◆ **Recorded information**
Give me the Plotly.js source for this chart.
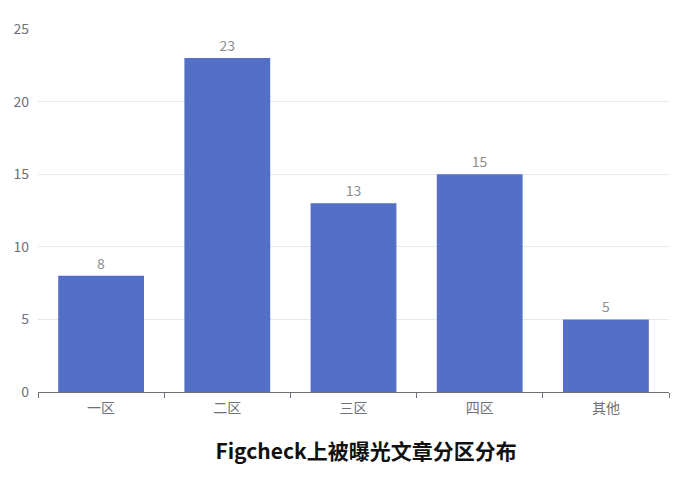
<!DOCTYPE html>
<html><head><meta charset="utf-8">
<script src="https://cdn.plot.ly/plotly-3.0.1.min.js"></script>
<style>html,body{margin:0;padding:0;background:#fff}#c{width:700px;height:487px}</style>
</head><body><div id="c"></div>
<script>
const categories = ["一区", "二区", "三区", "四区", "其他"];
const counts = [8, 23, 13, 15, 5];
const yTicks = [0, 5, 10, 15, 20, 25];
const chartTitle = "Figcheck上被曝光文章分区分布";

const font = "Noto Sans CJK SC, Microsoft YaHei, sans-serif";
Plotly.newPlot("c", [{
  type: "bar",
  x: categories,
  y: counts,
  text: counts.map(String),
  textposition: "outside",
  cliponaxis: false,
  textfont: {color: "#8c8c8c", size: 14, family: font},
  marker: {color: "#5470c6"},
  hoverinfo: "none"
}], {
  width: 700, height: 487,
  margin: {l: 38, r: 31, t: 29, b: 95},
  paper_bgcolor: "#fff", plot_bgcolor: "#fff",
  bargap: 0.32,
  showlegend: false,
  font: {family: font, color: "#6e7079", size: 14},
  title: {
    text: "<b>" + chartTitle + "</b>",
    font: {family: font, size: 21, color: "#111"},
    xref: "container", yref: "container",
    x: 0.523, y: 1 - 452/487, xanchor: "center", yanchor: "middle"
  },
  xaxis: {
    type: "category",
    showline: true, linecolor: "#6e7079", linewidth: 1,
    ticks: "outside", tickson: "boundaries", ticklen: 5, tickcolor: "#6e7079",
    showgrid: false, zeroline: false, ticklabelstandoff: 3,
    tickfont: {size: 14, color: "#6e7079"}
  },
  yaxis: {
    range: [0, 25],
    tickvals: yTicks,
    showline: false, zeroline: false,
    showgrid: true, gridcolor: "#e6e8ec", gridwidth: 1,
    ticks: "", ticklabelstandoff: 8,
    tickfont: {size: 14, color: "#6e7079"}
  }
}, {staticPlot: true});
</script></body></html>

◆ **What you need to do**
Write the listing out a second time exactly, dropping all images.

◆ **Result**
Give me the Plotly.js source for this chart.
<!DOCTYPE html>
<html><head><meta charset="utf-8">
<script src="https://cdn.plot.ly/plotly-3.0.1.min.js"></script>
<style>html,body{margin:0;padding:0;background:#fff}#c{width:700px;height:487px}</style>
</head><body><div id="c"></div>
<script>
const categories = ["一区", "二区", "三区", "四区", "其他"];
const counts = [8, 23, 13, 15, 5];
const yTicks = [0, 5, 10, 15, 20, 25];
const chartTitle = "Figcheck上被曝光文章分区分布";

const font = "Noto Sans CJK SC, Microsoft YaHei, sans-serif";
Plotly.newPlot("c", [{
  type: "bar",
  x: categories,
  y: counts,
  text: counts.map(String),
  textposition: "outside",
  cliponaxis: false,
  textfont: {color: "#8c8c8c", size: 14, family: font},
  marker: {color: "#5470c6"},
  hoverinfo: "none"
}], {
  width: 700, height: 487,
  margin: {l: 38, r: 31, t: 29, b: 95},
  paper_bgcolor: "#fff", plot_bgcolor: "#fff",
  bargap: 0.32,
  showlegend: false,
  font: {family: font, color: "#6e7079", size: 14},
  title: {
    text: "<b>" + chartTitle + "</b>",
    font: {family: font, size: 21, color: "#111"},
    xref: "container", yref: "container",
    x: 0.523, y: 1 - 452/487, xanchor: "center", yanchor: "middle"
  },
  xaxis: {
    type: "category",
    showline: true, linecolor: "#6e7079", linewidth: 1,
    ticks: "outside", tickson: "boundaries", ticklen: 5, tickcolor: "#6e7079",
    showgrid: false, zeroline: false, ticklabelstandoff: 3,
    tickfont: {size: 14, color: "#6e7079"}
  },
  yaxis: {
    range: [0, 25],
    tickvals: yTicks,
    showline: false, zeroline: false,
    showgrid: true, gridcolor: "#e6e8ec", gridwidth: 1,
    ticks: "", ticklabelstandoff: 8,
    tickfont: {size: 14, color: "#6e7079"}
  }
}, {staticPlot: true});
</script></body></html>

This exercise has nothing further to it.